フロドとサムの絆について[ネタバレ注意]

前にも書いたが第3部のサムはとても“けなげ”で思わず涙を誘われる。家に帰れといわれるとき、シェロブにフロドが殺されたと思ったとき、フロドが西に去ろうとするとき、サムはよるべない子どものような顔で泣くのだ。とくに灰色港でのサムは見ていて胸が痛くなるほどだった。これまでのサムは面倒見のいいお兄さん色のほうが強かった気がするのだが、いつの間にか自然とフロドを兄のようにいちずに慕うしっかりものの弟のようになっていた。フロドが逆にいたずら坊主のような子どもっぽさを失いどんどん老成していくから、その反動というか演出的なバランスを考えてのことなのかもしれないが。
さて、滅びの亀裂が大噴火を起こし、絶体絶命のふたりがシャイアを思い出すくだり。最初観たときは何故いきなりサムが「結婚するならロージーとだった」と泣くのかぴんとこなかったものだ。フロドは指輪の重荷がなくなってすっきり晴れやかな顔なのに。でも3度目に吹替で観てやっと合点がいった(にぶいねえ)。
もともと最初にホビット庄を話題にしたのはサムだ。美しい風景、美味しい食べ物(初物のイチゴにクリーム!)、かつて二人が共有していた平和な空気。指輪が消えてやっとフロドはその記憶を取り戻す。何の影にも脅かされなかった時代の一番最後の記憶があのビルボの誕生祝いだったので、フロドの思いは自然とそこへ戻っていったのだろう。誰もが楽しんだ陽気なパーティの思い出。だがサムの胸をチクリと刺すのは、あのころ勇気がなくてロージーに告白できなかったことだったのではないだろうか。ダンスのときも緑竜館でも、もじもじして行動を先延ばしにしてしまった。

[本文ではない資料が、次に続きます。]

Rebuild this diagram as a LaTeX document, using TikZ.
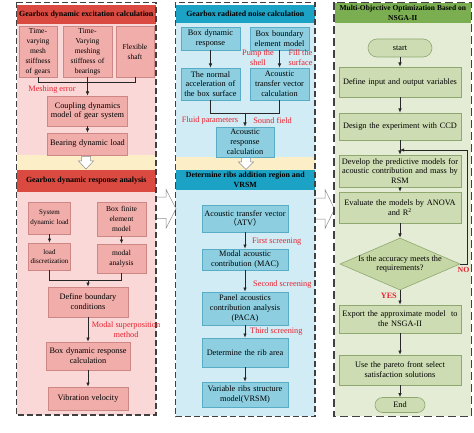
\documentclass[tikz,border=0pt]{standalone}
\usepackage{fontspec}
\setmainfont{Liberation Serif}
\newfontfamily\cjkfont{Noto Sans CJK SC}
\usetikzlibrary{arrows.meta,shapes.geometric}
\definecolor{redhead}{HTML}{DA4A40}
\definecolor{pinkbg}{HTML}{F9D8D7}
\definecolor{pinkbox}{HTML}{F0ADAA}
\definecolor{pinkline}{HTML}{CD8886}
\definecolor{bandc}{HTML}{FCEFC7}
\definecolor{bluehead}{HTML}{1CA2C5}
\definecolor{bluebg}{HTML}{D1ECF4}
\definecolor{bluebox}{HTML}{8DCFE1}
\definecolor{blueline}{HTML}{58ACC5}
\definecolor{greenhead}{HTML}{7BAE51}
\definecolor{greenbg}{HTML}{E4ECD5}
\definecolor{greenbox}{HTML}{CDDCB2}
\definecolor{greendia}{HTML}{C6D7A6}
\definecolor{greenline}{HTML}{8EA86F}
\definecolor{lblred}{HTML}{E8202E}
\definecolor{framecol}{HTML}{404040}
\tikzset{
  basebox/.style={draw, line width=0.6pt, inner sep=1pt, align=center, text=black},
  rbox/.style={basebox, fill=pinkbox, draw=pinkline},
  bbox/.style={basebox, fill=bluebox, draw=blueline},
  gbox/.style={basebox, fill=greenbox, draw=greenline},
  smallf/.style={font=\fontsize{7.5}{10}\selectfont},
  tinyf/.style={font=\fontsize{7}{9.5}\selectfont},
  hd/.style={inner sep=0pt, align=center, text=black, font=\fontsize{7.9}{9.5}\selectfont\bfseries},
  lbl/.style={text=lblred, inner sep=0pt, align=center},
  arr/.style={draw=black!85, line width=0.75pt, -{Latex[length=4.2pt,width=3.6pt]}},
  ln/.style={draw=black!85, line width=0.75pt},
  fr/.style={draw=framecol, line width=1.1pt, dash pattern=on 6pt off 3pt},
  frb/.style={draw=framecol, line width=1.7pt, dash pattern=on 8pt off 4pt},
  hollow/.style={fill=white, draw=black!45, line width=0.5pt}
}
% name, style, x1, y1, x2, y2, text
\newcommand\mkbox[7]{%
  \pgfmathsetmacro\bxw{#5-#3}\pgfmathsetmacro\bxh{#6-#4}%
  \pgfmathsetmacro\bxt{#5-#3-2}%
  \pgfmathsetmacro\bxcx{(#3+#5)/2}\pgfmathsetmacro\bxcy{(#4+#6)/2}%
  \node[#2, minimum width=\bxw pt, minimum height=\bxh pt, text width=\bxt pt] (#1) at (\bxcx,\bxcy) {#7};}
\begin{document}
\begin{tikzpicture}[x=1pt,y=-1pt,font=\fontsize{8.3}{9.8}\selectfont]
\useasboundingbox (0,0) rectangle (474,433);
\fill[white] (0,0) rectangle (474,433);
% backgrounds
\fill[pinkbg] (17,24) rectangle (155.5,155);
\fill[bandc] (17,155) rectangle (155.5,170);
\fill[pinkbg] (17,192) rectangle (155.5,415);
\fill[bluebg] (176,23) rectangle (314.5,157);
\fill[bandc] (176,157) rectangle (314.5,170);
\fill[bluebg] (176,190) rectangle (314.5,416);
\fill[greenbg] (334.5,23) rectangle (471,416);
% side block arrows
\filldraw[hollow] (156,197) -- (166,197) -- (166,189.3) -- (176,208.8) -- (166,228.3) -- (166,218.3) -- (156,218.3);
\filldraw[hollow] (315,198) -- (325,198) -- (325,189.5) -- (334.5,209) -- (325,228.5) -- (325,219) -- (315,219);
% down block arrows
\filldraw[hollow] (81.5,156.5) -- (90.5,156.5) -- (90.5,161) -- (93.5,161) -- (86,169) -- (78.5,161) -- (81.5,161) -- cycle;
\filldraw[hollow] (241.5,157.5) -- (250.5,157.5) -- (250.5,162) -- (253.5,162) -- (246,169.5) -- (238.5,162) -- (241.5,162) -- cycle;
% headers
\node[hd, fill=redhead, minimum width=138.5pt, minimum height=19pt] (h1) at (86.25,14.5) {Gearbox dynamic excitation calculation};
\node[hd, fill=redhead, minimum width=138.5pt, minimum height=22pt] (h2) at (86.25,181) {Gearbox dynamic response analysis};
\node[hd, fill=bluehead, minimum width=138.5pt, minimum height=18pt] (h3) at (245.25,14) {Gearbox radiated noise calculation};
\node[hd, fill=bluehead, minimum width=138.5pt, minimum height=20pt] (h4) at (245.25,180) {Determine ribs addition region and\\VRSM};
\node[hd, fill=greenhead, minimum width=136.5pt, minimum height=20pt, font=\fontsize{7.5}{9.3}\selectfont\bfseries] (h5) at (402.75,13) {Multi-Objective Optimization Based on\\NSGA-II};
% frames
\draw[fr] (16.5,2.5) rectangle (156,415);
\draw[fr] (175.5,2.5) rectangle (315,416.5);
\draw[frb] (334,2.5) rectangle (471.5,416.5);

% ---------- column 1 ----------
\mkbox{g1}{rbox,smallf}{19}{26}{57}{77}{Time-\\varying\\mesh\\stiffness\\of gears}
\mkbox{g2}{rbox,smallf}{63}{26}{112}{77}{Time-\\Varying\\meshing\\stiffness of\\bearings}
\mkbox{g3}{rbox,smallf}{116}{26}{154}{77}{Flexible\\shaft}
\mkbox{c1}{rbox}{47.5}{96}{127.5}{126}{Coupling dynamics\\model of gear system}
\mkbox{c2}{rbox}{47.5}{133}{127.5}{155}{Bearing dynamic load}
\coordinate (m1) at (87.5,82);
\draw[ln] (g1.south) -- (g1.south |- m1) -| (g3.south);
\draw[arr] (g2.south) -- (c1.north);
\node[lbl] (me) at (52,89.5) {Meshing error};
\draw[arr] (c1) -- (c2);

\mkbox{s1}{rbox,tinyf}{28.5}{202}{70.5}{234}{System\\dynamic load}
\mkbox{s2}{rbox,smallf}{97}{202}{146}{236}{Box finite\\element\\model}
\mkbox{s3}{rbox,tinyf}{28.5}{243}{70.5}{270}{load\\discretization}
\mkbox{s4}{rbox,smallf}{97}{244}{146}{273}{modal\\analysis}
\mkbox{s5}{rbox}{48}{287}{128}{317}{Define boundary\\conditions}
\mkbox{s6}{rbox}{46}{342}{130}{370}{Box dynamic response\\calculation}
\mkbox{s7}{rbox}{48}{387}{128}{410}{Vibration velocity}
\draw[arr] (s1) -- (s3);
\draw[arr] (s2) -- (s4);
\coordinate (m2) at (88,280);
\draw[ln] (s3.south) -- (s3.south |- m2) -| (s4.south);
\draw[arr] (m2) -- (s5.north);
\draw[arr] (s5) -- (s6);
\node[lbl] (msm) at (126,330) {Modal superposition\\method};
\draw[arr] (s6) -- (s7);

% ---------- column 2 ----------
\mkbox{b1}{bbox}{181}{27}{240}{50}{Box dynamic\\response}
\mkbox{b2}{bbox}{250}{27}{309}{50}{Box boundary\\element model}
\mkbox{b3}{bbox}{181}{68}{240}{100}{The normal\\acceleration of\\the box surface}
\mkbox{b4}{bbox}{250}{68}{309}{100}{Acoustic\\transfer vector\\calculation}
\mkbox{b5}{bbox}{216}{127}{274}{157}{Acoustic\\response\\calculation}
\draw[arr] (b1) -- (b3);
\draw[arr] (b2) -- (b4);
\node[lbl] (pump) at (258,58) {Pump the\\shell};
\node[lbl] (fill) at (300.5,58) {Fill the\\surface};
\coordinate (m3) at (245,113);
\draw[ln] (b3.south) -- (b3.south |- m3) -| (b4.south);
\draw[arr] (m3) -- (b5.north);
\node[lbl] (fluid) at (210,120.5) {Fluid parameters};
\node[lbl] (sound) at (272.5,120.5) {Sound field};

\mkbox{b6}{bbox}{202}{205}{288}{232}{Acoustic transfer vector\\{\cjkfont （}ATV{\cjkfont ）}}
\mkbox{b7}{bbox}{202}{249}{288}{270}{Modal acoustic\\contribution (MAC)}
\mkbox{b8}{bbox}{202}{292}{288}{325}{Panel acoustics\\contribution analysis\\(PACA)}
\mkbox{b9}{bbox}{202}{338}{288}{367}{Determine the rib area}
\mkbox{b10}{bbox}{202}{382}{288}{407}{Variable ribs structure\\model(VRSM)}
\draw[arr] (b6) -- (b7);
\draw[arr] (b7) -- (b8);
\draw[arr] (b8) -- (b9);
\draw[arr] (b9) -- (b10);
\node[lbl, anchor=west] (scr1) at (252,242) {First screening};
\node[lbl, anchor=west] (scr2) at (253,285) {Second screening};
\node[lbl, anchor=west] (scr3) at (250,332) {Third screening};

% ---------- column 3 ----------
\node[gbox, rounded corners=9pt, minimum width=64pt, minimum height=18pt, inner sep=0pt] (start) at (400,48) {start};
\mkbox{d1}{gbox}{339}{67}{461}{97}{Define input and output variables}
\mkbox{d2}{gbox}{339}{113}{461}{140}{Design the experiment with CCD}
\mkbox{d3}{gbox}{339}{155}{461}{187}{Develop the predictive models for\\acoustic contribution and mass by\\RSM}
\mkbox{d4}{gbox}{339}{192}{461}{223}{Evaluate the models by ANOVA\\and R\textsuperscript{2}}
\node[gbox, diamond, fill=greendia, aspect=2.3, inner sep=0pt, minimum width=120pt, minimum height=52pt] (dia) at (400,264) {\makebox[40pt]{Is the accuracy meets the}\\\makebox[40pt]{requirements?}};
\mkbox{d5}{gbox}{339}{305}{461}{333}{Export the approximate model\ \ to\\the NSGA-II}
\mkbox{d6}{gbox}{339}{355}{461}{385}{Use the pareto front select\\satisfaction solutions}
\node[gbox, rounded corners=7.5pt, minimum width=50pt, minimum height=15pt, inner sep=0pt] (fin) at (400,405) {End};
\draw[arr] (start) -- (d1);
\draw[arr] (d1) -- (d2);
\draw[arr] (d2) -- (d3);
\draw[arr] (d3) -- (d4);
\draw[arr] (d4) -- (dia);
\draw[arr] (dia) -- (d5);
\draw[arr] (d5) -- (d6);
\draw[arr] (d6) -- (fin);
\coordinate (fb) at (467,150);
\draw[arr] (dia.east) -| (fb) -- (fb -| d2.south);
\node[lbl, font=\fontsize{7.8}{9.8}\selectfont\bfseries] (no) at (463.5,269.5) {NO};
\node[lbl, anchor=east, font=\fontsize{8.2}{9.8}\selectfont\bfseries] (yes) at (397,296) {YES};
\end{tikzpicture}
\end{document}
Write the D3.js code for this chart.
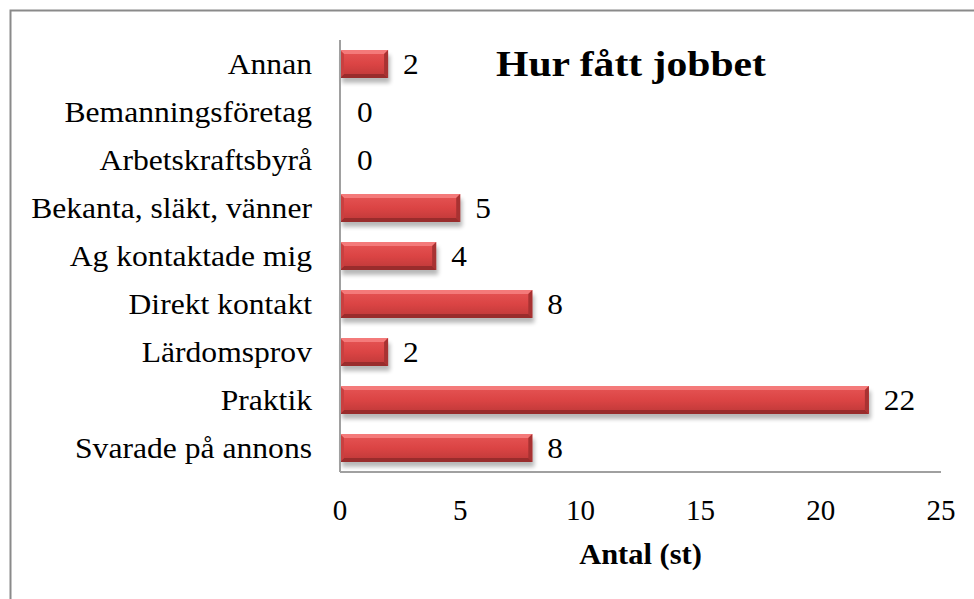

ロージーが恋しくないといったら嘘になる。でもフロドに同行したことは後悔していない。ただ、かつての自分のふがいなさだけが悔しい。なんであんなにいくじなしだったんだ? たった一つの心残り。それで男泣きしてしまったのだろう。そしてそんなサムの心もすべて分かったうえで、いたわるように言葉をかけるフロド。何度見てもここは感極まって涙が出てしまう。だからこそシャイアに戻った後の結婚式の場面がとても嬉しく思えてしまうのだ。